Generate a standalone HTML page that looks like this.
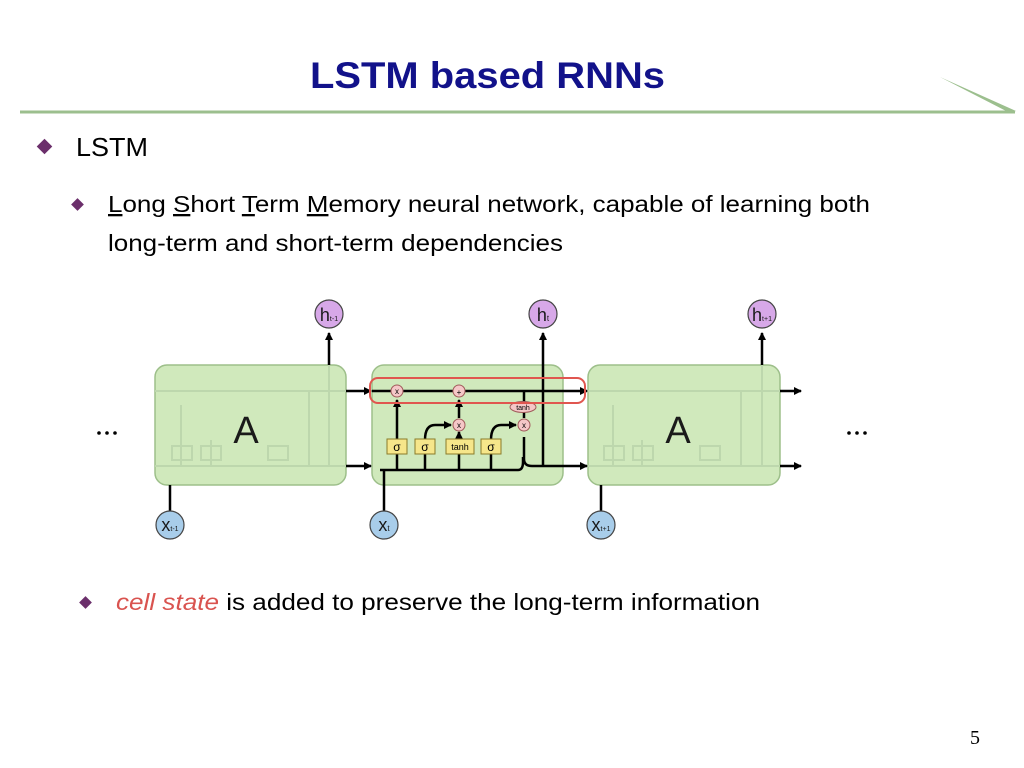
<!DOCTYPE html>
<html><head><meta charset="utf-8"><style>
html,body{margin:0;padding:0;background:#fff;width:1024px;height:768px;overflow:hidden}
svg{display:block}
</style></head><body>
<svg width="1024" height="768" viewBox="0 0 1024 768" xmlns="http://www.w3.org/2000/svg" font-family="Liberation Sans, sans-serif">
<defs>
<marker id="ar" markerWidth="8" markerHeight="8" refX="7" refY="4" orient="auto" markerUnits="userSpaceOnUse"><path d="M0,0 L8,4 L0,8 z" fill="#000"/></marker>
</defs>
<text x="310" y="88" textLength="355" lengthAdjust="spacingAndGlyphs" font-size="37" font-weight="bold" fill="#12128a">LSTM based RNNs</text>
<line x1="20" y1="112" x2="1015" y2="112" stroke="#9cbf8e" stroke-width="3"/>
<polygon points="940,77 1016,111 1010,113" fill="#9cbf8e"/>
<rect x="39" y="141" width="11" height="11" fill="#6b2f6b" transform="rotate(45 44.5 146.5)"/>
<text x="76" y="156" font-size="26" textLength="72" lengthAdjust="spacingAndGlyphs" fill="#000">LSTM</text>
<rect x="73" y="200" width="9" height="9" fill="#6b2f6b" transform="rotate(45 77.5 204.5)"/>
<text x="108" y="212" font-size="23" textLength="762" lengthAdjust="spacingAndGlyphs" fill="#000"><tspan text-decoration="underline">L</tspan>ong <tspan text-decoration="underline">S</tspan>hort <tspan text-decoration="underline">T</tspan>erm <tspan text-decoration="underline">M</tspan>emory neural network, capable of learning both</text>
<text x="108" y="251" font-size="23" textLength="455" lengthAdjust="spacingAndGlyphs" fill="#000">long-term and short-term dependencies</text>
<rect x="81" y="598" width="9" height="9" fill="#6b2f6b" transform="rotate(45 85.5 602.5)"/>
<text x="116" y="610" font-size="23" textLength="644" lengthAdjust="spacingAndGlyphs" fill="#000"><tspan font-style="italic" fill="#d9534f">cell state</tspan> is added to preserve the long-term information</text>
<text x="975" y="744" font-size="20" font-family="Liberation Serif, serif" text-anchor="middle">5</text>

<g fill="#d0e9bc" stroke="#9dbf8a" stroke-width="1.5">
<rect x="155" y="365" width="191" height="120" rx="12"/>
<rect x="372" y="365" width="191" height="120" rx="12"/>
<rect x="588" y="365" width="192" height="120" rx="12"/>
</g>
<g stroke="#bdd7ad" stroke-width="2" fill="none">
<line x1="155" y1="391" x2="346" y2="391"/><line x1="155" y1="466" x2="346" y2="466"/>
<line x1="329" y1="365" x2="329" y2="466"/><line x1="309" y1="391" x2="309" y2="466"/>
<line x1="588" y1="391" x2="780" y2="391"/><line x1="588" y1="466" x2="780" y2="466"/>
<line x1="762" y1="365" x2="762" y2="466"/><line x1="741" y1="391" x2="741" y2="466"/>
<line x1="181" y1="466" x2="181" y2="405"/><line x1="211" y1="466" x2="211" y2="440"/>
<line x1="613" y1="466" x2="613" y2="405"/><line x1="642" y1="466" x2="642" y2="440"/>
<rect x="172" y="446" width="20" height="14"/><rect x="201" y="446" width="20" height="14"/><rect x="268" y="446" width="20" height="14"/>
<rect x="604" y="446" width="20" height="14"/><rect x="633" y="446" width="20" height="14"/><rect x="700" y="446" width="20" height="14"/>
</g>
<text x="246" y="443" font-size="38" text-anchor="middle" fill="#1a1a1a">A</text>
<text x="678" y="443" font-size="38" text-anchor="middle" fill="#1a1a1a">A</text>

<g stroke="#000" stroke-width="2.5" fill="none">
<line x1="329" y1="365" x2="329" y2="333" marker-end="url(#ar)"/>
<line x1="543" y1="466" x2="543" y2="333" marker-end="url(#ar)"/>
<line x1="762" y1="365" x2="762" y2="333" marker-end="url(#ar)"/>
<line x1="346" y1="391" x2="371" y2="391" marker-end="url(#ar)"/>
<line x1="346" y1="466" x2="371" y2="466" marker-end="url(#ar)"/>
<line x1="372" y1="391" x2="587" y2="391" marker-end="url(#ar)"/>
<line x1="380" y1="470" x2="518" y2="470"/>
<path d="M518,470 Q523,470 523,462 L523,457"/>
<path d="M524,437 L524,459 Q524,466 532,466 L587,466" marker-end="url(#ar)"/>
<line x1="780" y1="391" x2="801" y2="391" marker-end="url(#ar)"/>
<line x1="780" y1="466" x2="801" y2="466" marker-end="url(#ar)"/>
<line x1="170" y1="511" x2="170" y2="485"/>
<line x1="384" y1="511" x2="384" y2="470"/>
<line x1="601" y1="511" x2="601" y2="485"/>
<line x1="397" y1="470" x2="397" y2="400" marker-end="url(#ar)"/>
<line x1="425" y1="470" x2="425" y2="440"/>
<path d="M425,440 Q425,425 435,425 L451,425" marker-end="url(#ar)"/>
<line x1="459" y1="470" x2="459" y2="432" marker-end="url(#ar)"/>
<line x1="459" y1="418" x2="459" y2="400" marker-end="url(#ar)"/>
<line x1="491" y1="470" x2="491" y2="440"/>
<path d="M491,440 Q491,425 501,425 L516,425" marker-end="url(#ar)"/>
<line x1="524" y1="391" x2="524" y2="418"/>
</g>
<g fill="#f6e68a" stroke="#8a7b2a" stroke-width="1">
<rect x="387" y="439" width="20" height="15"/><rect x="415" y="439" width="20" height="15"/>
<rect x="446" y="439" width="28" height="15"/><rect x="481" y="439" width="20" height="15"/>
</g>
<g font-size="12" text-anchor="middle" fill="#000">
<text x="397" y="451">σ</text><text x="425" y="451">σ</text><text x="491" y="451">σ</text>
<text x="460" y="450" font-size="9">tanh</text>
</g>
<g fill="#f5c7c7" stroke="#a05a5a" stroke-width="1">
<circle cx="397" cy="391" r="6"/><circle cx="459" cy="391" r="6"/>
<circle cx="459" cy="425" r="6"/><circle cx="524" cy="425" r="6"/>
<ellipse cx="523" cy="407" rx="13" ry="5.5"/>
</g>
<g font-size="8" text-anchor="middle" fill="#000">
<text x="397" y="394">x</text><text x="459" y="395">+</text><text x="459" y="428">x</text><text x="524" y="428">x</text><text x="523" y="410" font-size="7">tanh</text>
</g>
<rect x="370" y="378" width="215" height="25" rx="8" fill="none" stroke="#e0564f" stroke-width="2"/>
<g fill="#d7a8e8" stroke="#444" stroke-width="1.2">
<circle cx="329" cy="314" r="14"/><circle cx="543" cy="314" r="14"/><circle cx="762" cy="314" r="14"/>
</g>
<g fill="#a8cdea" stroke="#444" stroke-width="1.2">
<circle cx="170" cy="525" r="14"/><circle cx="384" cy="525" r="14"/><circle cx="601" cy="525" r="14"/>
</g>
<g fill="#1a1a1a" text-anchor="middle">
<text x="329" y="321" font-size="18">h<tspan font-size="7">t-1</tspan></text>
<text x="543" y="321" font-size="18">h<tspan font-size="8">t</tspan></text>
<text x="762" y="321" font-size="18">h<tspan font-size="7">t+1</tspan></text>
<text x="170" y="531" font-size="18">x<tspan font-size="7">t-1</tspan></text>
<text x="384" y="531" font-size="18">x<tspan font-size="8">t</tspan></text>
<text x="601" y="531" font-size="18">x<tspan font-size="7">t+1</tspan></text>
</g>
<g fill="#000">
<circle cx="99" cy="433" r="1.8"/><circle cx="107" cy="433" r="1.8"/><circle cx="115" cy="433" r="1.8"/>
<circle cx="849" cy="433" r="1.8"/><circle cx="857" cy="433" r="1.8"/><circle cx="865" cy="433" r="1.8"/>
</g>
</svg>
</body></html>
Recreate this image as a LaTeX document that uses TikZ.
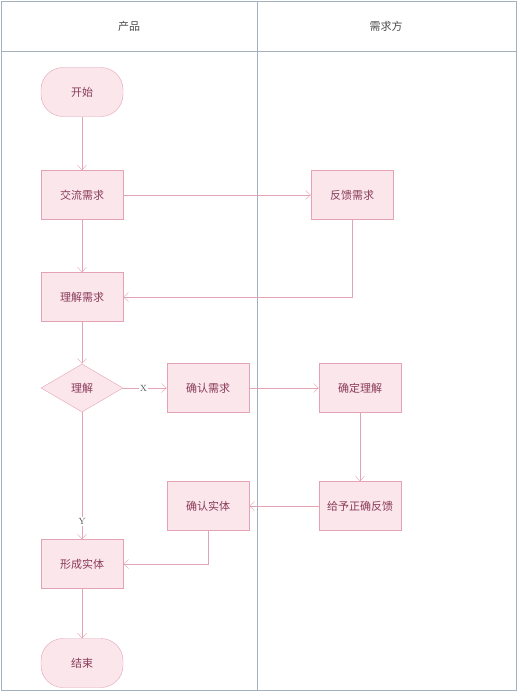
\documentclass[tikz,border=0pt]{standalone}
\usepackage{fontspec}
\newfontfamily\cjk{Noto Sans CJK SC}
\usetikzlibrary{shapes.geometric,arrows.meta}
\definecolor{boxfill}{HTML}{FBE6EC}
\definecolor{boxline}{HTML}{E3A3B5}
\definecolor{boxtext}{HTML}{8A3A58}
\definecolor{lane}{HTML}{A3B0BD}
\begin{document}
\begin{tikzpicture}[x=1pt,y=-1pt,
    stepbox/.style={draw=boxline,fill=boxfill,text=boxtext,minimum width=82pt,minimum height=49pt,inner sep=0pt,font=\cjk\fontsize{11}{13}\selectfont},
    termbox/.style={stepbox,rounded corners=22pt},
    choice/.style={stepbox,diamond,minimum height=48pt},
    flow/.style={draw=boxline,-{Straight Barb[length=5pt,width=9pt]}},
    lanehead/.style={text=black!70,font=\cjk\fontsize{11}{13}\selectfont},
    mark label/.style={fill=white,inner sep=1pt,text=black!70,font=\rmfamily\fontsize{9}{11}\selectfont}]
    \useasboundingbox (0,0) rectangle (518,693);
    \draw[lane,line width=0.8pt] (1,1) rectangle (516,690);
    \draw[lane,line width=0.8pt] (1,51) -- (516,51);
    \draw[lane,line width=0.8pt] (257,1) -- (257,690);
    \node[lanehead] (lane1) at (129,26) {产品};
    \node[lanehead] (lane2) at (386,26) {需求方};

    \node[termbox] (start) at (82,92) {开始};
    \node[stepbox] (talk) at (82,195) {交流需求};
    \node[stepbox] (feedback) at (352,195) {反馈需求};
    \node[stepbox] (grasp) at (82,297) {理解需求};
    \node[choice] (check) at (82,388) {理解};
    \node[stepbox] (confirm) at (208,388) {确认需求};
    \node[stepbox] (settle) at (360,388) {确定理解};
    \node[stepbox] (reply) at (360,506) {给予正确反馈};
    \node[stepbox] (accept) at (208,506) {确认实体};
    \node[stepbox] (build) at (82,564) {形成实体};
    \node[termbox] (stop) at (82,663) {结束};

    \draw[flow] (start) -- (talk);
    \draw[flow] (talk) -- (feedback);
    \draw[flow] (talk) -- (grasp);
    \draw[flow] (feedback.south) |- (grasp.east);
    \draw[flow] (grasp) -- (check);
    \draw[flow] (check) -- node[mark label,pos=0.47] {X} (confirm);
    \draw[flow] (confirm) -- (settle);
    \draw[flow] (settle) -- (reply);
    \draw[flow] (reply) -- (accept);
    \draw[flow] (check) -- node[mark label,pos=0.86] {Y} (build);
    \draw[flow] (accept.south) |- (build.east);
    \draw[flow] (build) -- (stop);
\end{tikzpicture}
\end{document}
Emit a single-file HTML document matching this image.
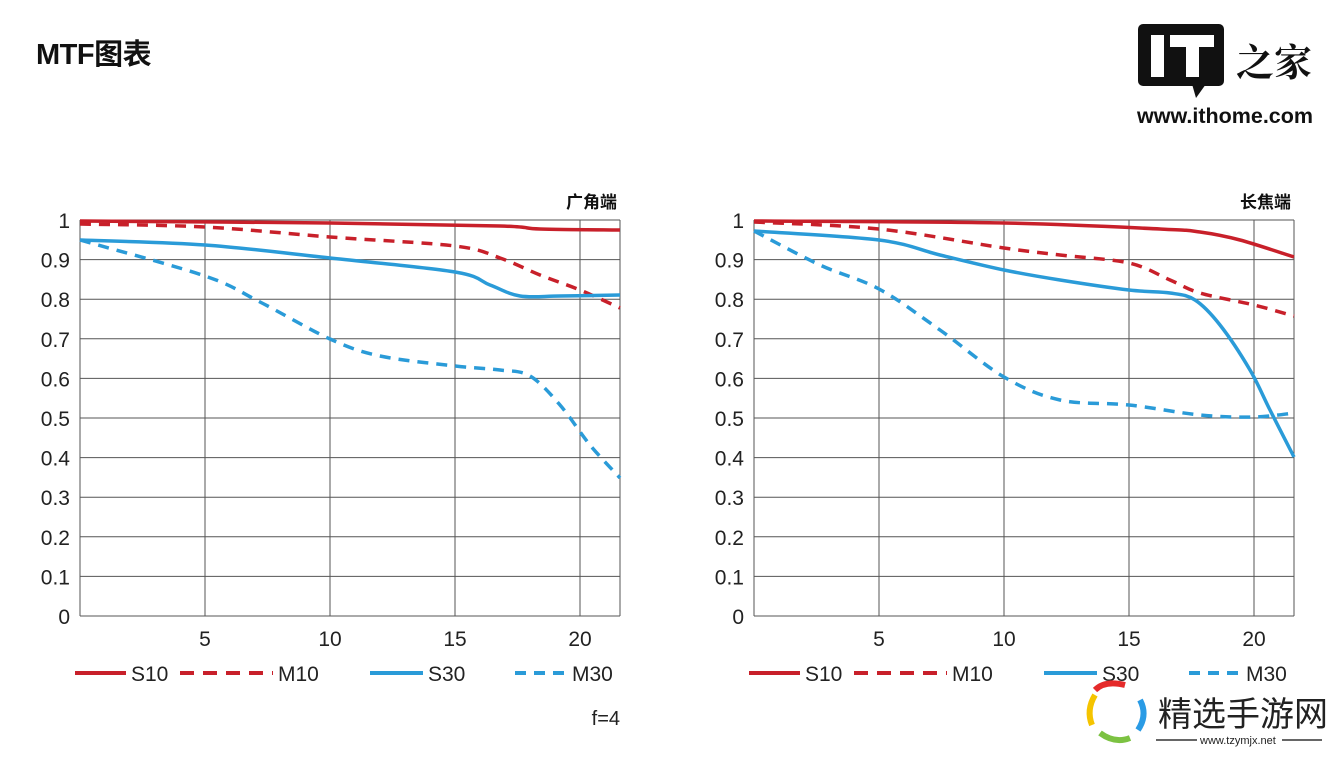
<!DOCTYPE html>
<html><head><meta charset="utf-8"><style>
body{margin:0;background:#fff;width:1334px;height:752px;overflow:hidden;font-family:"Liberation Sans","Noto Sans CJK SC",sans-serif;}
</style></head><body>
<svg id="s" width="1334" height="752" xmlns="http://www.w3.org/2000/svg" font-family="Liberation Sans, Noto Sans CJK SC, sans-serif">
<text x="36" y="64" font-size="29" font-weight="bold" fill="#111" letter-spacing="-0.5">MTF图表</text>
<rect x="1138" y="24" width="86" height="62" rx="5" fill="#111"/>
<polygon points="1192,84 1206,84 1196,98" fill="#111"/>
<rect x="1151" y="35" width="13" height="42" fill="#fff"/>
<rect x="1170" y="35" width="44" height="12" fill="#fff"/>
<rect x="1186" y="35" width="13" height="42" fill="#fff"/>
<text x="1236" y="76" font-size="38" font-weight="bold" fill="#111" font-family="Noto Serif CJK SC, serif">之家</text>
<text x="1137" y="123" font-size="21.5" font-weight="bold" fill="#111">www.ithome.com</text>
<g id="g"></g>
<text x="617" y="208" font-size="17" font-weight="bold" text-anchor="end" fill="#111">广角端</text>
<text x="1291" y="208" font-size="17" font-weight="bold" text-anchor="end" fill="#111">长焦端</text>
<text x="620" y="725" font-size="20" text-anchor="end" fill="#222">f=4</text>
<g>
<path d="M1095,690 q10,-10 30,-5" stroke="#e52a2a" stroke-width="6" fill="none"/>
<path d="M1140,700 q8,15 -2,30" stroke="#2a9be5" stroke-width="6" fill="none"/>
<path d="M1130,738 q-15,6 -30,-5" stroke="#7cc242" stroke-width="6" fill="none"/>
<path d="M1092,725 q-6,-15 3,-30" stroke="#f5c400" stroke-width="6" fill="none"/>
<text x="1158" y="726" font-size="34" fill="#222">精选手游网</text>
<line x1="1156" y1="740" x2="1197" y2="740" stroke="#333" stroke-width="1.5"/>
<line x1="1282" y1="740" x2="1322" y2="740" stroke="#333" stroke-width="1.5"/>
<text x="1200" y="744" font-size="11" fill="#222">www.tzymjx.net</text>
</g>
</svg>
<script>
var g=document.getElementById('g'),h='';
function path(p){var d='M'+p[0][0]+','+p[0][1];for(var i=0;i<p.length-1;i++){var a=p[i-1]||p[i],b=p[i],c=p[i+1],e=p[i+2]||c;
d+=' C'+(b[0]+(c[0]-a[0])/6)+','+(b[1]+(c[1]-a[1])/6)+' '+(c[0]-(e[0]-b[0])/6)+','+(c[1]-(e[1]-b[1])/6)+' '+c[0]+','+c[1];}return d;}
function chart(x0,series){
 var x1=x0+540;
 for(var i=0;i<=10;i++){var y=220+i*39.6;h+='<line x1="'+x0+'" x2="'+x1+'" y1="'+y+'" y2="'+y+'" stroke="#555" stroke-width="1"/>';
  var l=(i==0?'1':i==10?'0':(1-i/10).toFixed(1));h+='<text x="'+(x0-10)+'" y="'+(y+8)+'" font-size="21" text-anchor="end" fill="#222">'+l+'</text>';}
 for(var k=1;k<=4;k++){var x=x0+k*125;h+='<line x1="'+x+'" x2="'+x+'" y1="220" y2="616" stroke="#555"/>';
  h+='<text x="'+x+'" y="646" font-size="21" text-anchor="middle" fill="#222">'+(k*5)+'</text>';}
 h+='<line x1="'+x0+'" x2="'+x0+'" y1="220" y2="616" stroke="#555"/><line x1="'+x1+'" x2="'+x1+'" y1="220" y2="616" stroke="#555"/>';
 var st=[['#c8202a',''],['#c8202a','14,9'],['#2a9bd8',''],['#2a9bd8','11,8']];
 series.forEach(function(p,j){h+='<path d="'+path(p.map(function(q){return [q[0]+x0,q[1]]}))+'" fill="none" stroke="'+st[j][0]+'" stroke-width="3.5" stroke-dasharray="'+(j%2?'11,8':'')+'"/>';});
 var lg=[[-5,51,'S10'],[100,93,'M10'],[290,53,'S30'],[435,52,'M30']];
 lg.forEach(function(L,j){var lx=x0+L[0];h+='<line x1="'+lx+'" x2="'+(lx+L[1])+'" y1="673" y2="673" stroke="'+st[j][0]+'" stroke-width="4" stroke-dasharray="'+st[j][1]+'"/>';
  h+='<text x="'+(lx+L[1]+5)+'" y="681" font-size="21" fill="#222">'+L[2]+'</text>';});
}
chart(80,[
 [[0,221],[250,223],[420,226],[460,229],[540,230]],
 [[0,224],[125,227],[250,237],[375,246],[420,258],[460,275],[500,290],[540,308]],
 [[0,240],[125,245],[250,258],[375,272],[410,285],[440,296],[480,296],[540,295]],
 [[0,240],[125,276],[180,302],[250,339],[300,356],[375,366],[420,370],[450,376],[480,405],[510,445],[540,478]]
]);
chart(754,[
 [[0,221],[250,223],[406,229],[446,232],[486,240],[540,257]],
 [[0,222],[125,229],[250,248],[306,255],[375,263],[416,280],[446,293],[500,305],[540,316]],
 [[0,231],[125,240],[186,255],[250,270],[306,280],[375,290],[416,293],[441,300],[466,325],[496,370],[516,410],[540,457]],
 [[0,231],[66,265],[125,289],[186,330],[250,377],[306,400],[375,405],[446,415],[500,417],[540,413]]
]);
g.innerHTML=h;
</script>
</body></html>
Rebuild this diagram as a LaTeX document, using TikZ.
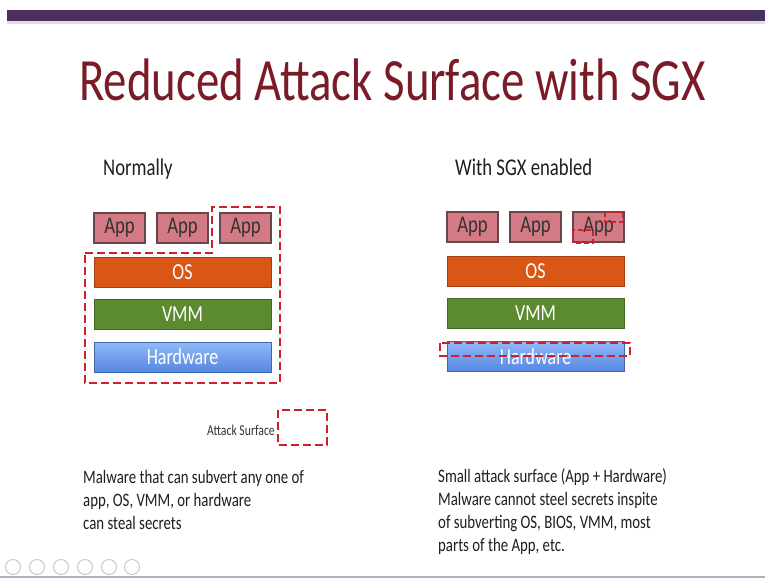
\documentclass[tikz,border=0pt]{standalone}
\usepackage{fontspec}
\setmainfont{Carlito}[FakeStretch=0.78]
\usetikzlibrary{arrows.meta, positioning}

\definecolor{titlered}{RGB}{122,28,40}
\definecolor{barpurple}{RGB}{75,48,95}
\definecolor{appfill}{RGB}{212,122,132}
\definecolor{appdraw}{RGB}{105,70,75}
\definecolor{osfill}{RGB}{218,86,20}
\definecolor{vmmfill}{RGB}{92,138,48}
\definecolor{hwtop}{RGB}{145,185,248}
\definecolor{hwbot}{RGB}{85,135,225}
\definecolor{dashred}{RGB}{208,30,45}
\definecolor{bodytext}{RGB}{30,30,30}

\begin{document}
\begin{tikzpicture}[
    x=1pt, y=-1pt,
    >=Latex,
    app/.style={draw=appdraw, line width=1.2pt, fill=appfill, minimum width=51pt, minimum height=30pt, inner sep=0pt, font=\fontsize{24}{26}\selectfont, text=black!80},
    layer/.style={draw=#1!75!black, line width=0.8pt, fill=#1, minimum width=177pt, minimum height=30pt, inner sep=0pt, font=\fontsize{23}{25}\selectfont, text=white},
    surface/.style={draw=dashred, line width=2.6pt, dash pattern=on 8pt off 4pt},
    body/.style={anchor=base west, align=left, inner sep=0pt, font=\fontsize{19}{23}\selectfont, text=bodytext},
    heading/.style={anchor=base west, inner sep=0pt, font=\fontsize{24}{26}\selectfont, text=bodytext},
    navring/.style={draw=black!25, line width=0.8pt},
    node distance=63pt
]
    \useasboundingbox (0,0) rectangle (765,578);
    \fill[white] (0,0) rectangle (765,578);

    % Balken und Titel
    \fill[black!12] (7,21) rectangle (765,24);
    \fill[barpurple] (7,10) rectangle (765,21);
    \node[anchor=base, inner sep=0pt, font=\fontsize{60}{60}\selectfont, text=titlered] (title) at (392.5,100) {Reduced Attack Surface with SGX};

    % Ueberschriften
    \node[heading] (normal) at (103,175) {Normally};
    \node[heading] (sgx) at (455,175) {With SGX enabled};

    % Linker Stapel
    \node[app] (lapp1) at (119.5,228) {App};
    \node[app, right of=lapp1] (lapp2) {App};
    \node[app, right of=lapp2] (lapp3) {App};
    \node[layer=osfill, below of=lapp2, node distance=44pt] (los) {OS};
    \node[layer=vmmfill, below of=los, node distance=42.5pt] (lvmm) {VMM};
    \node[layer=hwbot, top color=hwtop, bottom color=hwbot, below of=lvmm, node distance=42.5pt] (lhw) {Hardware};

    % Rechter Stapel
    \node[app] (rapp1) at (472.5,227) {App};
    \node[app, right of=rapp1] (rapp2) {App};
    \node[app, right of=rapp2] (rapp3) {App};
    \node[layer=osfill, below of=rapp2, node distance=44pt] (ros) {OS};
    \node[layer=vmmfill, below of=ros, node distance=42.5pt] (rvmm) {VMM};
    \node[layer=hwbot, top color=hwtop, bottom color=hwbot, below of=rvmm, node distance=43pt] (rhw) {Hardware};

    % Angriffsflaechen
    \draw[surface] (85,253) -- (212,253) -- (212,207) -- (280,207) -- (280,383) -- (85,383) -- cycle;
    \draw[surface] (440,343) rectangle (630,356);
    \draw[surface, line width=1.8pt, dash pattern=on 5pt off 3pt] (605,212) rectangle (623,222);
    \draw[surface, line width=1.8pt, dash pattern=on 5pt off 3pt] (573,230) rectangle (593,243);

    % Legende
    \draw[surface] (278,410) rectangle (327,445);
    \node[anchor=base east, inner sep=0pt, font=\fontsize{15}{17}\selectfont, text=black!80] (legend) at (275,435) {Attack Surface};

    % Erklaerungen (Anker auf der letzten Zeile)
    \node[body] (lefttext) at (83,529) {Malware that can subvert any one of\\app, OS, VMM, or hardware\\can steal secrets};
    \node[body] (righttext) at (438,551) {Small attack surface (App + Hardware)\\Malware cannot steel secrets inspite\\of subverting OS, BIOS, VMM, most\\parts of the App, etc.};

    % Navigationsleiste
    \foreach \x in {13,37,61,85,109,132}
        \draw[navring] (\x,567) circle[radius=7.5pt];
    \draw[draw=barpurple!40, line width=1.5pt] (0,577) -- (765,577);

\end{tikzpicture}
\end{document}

--- Exercise description ---
Look above for the line with "Recreate this image" and the line with "(lane2) at (386,26)"; set down those two lines and all lines between them exactly, without pictures and without anything else.

--- Written solution ---
Recreate this image as a LaTeX document that uses TikZ.
\documentclass[tikz,border=0pt]{standalone}
\usepackage{fontspec}
\newfontfamily\cjk{Noto Sans CJK SC}
\usetikzlibrary{shapes.geometric,arrows.meta}
\definecolor{boxfill}{HTML}{FBE6EC}
\definecolor{boxline}{HTML}{E3A3B5}
\definecolor{boxtext}{HTML}{8A3A58}
\definecolor{lane}{HTML}{A3B0BD}
\begin{document}
\begin{tikzpicture}[x=1pt,y=-1pt,
    stepbox/.style={draw=boxline,fill=boxfill,text=boxtext,minimum width=82pt,minimum height=49pt,inner sep=0pt,font=\cjk\fontsize{11}{13}\selectfont},
    termbox/.style={stepbox,rounded corners=22pt},
    choice/.style={stepbox,diamond,minimum height=48pt},
    flow/.style={draw=boxline,-{Straight Barb[length=5pt,width=9pt]}},
    lanehead/.style={text=black!70,font=\cjk\fontsize{11}{13}\selectfont},
    mark label/.style={fill=white,inner sep=1pt,text=black!70,font=\rmfamily\fontsize{9}{11}\selectfont}]
    \useasboundingbox (0,0) rectangle (518,693);
    \draw[lane,line width=0.8pt] (1,1) rectangle (516,690);
    \draw[lane,line width=0.8pt] (1,51) -- (516,51);
    \draw[lane,line width=0.8pt] (257,1) -- (257,690);
    \node[lanehead] (lane1) at (129,26) {产品};
    \node[lanehead] (lane2) at (386,26) {需求方};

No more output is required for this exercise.